All of these values use the MIME encoded-word format as required by S3. Values only containing US-ASCII characters will be stored and displayed as is, while values containing non-US-ASCII characters will be encoded using the Q encoding described in RFC 2047. For example, the string dépendances-maven will be shown as =?UTF-8?Q?d=C3=A9pendances-maven?= in the AWS console.

To decode MIME encoded-words, navigate to Manage Jenkins, then select Script Console in the Tools and Actions section. Paste the following code. Adapt the first line to include the value you want to decode, then select Run.

def encodedWord = '=?UTF-8?Q?d=C3=A9pendances-maven?=' javax.mail.internet.MimeUtility.decodeWord(encodedWord)
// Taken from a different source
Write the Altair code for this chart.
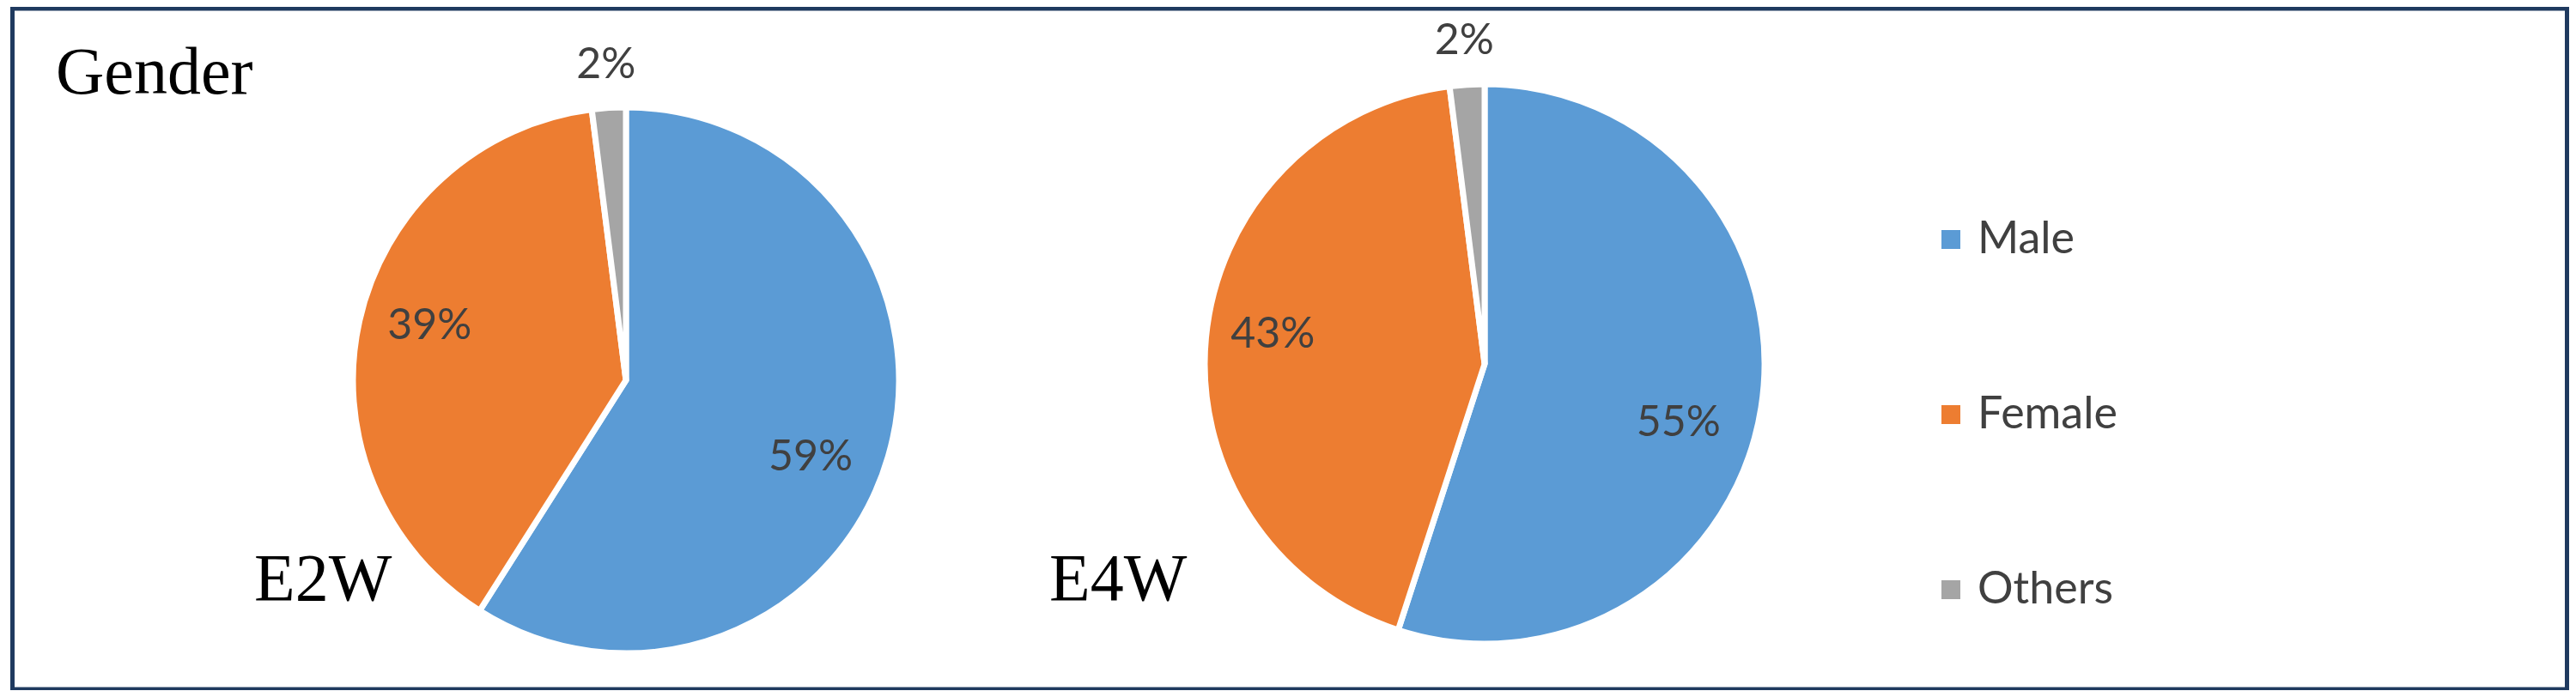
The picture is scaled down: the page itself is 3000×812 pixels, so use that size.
import altair as alt
import pandas as pd

categories = ["Male", "Female", "Others"]
e2w_values = [59, 39, 2]
e4w_values = [55, 43, 2]
panels = ["E2W", "E4W"]
colors = ["#5B9BD5", "#ED7D31", "#A5A5A5"]

rows = []
for panel, vals in zip(panels, [e2w_values, e4w_values]):
    for i, (c, v) in enumerate(zip(categories, vals)):
        rows.append({"panel": panel, "category": c, "value": v, "idx": i})
df = pd.DataFrame(rows)

base = alt.Chart(df)

color = alt.Color(
    "category:N",
    scale=alt.Scale(domain=categories, range=colors),
    sort=categories,
    legend=alt.Legend(
        orient="none", legendX=2238, legendY=245, title=None,
        symbolType="square", symbolSize=484, symbolStrokeWidth=0,
        labelFont="Lato", labelFontSize=52, labelColor="#404040",
        labelOffset=5, rowPadding=152, padding=0, labelLimit=0,
    ),
)

# pie center x, y, radius
pies = {"E2W": (721, 435, 318), "E4W": (1721, 416, 326)}
# label placement per category: (radius, theta offset in radians)
label_place = {
    "E2W": {"Male": (233, 0.113), "Female": (237, 0.047), "Others": (368, 0.0)},
    "E4W": {"Male": (236, 0.14), "Female": (249, 0.042), "Others": (377, 0.0)},
}

layers = []
border = alt.Chart(pd.DataFrame({"a": [0]})).mark_rect(
    fillOpacity=0, stroke="#1F3A5F", strokeWidth=5
).encode(x=alt.value(6.5), x2=alt.value(2981.5), y=alt.value(2), y2=alt.value(795))
layers.append(border)

for panel in panels:
    cx, cy, r = pies[panel]
    sub = base.transform_filter(alt.datum.panel == panel)
    arc = sub.mark_arc(radius=r, stroke="white", strokeWidth=7).encode(
        theta=alt.Theta("value:Q", stack=True),
        color=color,
        order=alt.Order("idx:Q"),
        x=alt.value(cx), y=alt.value(cy),
    )
    layers.append(arc)
    for cat in categories:
        rr, toff = label_place[panel][cat]
        txt = sub.transform_calculate(
            label=f"datum.category == '{cat}' ? datum.value + '%' : ''"
        ).mark_text(
            radius=rr, thetaOffset=toff, font="Lato", fontSize=50, color="#404040"
        ).encode(
            theta=alt.Theta("value:Q", stack=True),
            detail="category:N",
            order=alt.Order("idx:Q"),
            text="label:N",
            x=alt.value(cx), y=alt.value(cy),
        )
        layers.append(txt)

def serif_text(t, x, y):
    return alt.Chart(pd.DataFrame({"t": [t]})).mark_text(
        font="Liberation Serif", fontSize=78, color="black",
        align="left", baseline="alphabetic"
    ).encode(text="t:N", x=alt.value(x), y=alt.value(y))

layers += [serif_text("Gender", 57, 101), serif_text("E2W", 288, 691), serif_text("E4W", 1214, 691)]

chart = alt.layer(*layers).properties(
    width=2984, height=796,
    autosize=alt.AutoSizeParams(type="none"), padding=0,
).configure_view(stroke=None).resolve_scale(theta="shared")

chart.save("out.html", embed_options={"renderer": "svg", "actions": False})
This script requires the JavaMail API plugin to be installed.

Cost considerations

Use of Amazon S3 and GCS incurs additional costs. Refer to the following for more information:

Access patterns

  • writeCache creates a multipart upload on the controller. The agent uploads individual parts in parallel to pre-signed URLs it obtains from the controller using as many PUT requests as there are chunks of up to 20 MB in size each to upload. The controller then completes the upload, or aborts it if an error occurred. For example, uploading a 90 MB cache requires two POST requests and five PUT requests.

  • readCache creates a pre-signed URL and the agent downloads it using a single GET request.

  • A periodic background task cleans up obsolete caches in S3, as well as cache version checksums stored locally on the CloudBees CI controller file system. This task runs every 24 hours and lists all caches/objects in S3 (one GET request per 1000 caches/S3 objects) and then requests the metadata of those that pass an initial validity check (one HEAD request each). For example, if there are 800 jobs with two caches each on the CloudBees CI controller, this task will send 1602 requests to S3 once per day to obtain the metadata for all 1600 caches. Any caches that are identified as no longer be needed are individually deleted. For more information, refer to Periodic cache cleanup.

Unfinished multipart uploads

Some multipart uploads might not be properly completed or aborted (for example, a crash of the CloudBees CI controller process). The multipart uploads that are not completed or aborted continue to incur storage costs. Discovering and Deleting Incomplete Multipart Uploads to Lower Amazon S3 Costs in the AWS blog explains how to prevent this.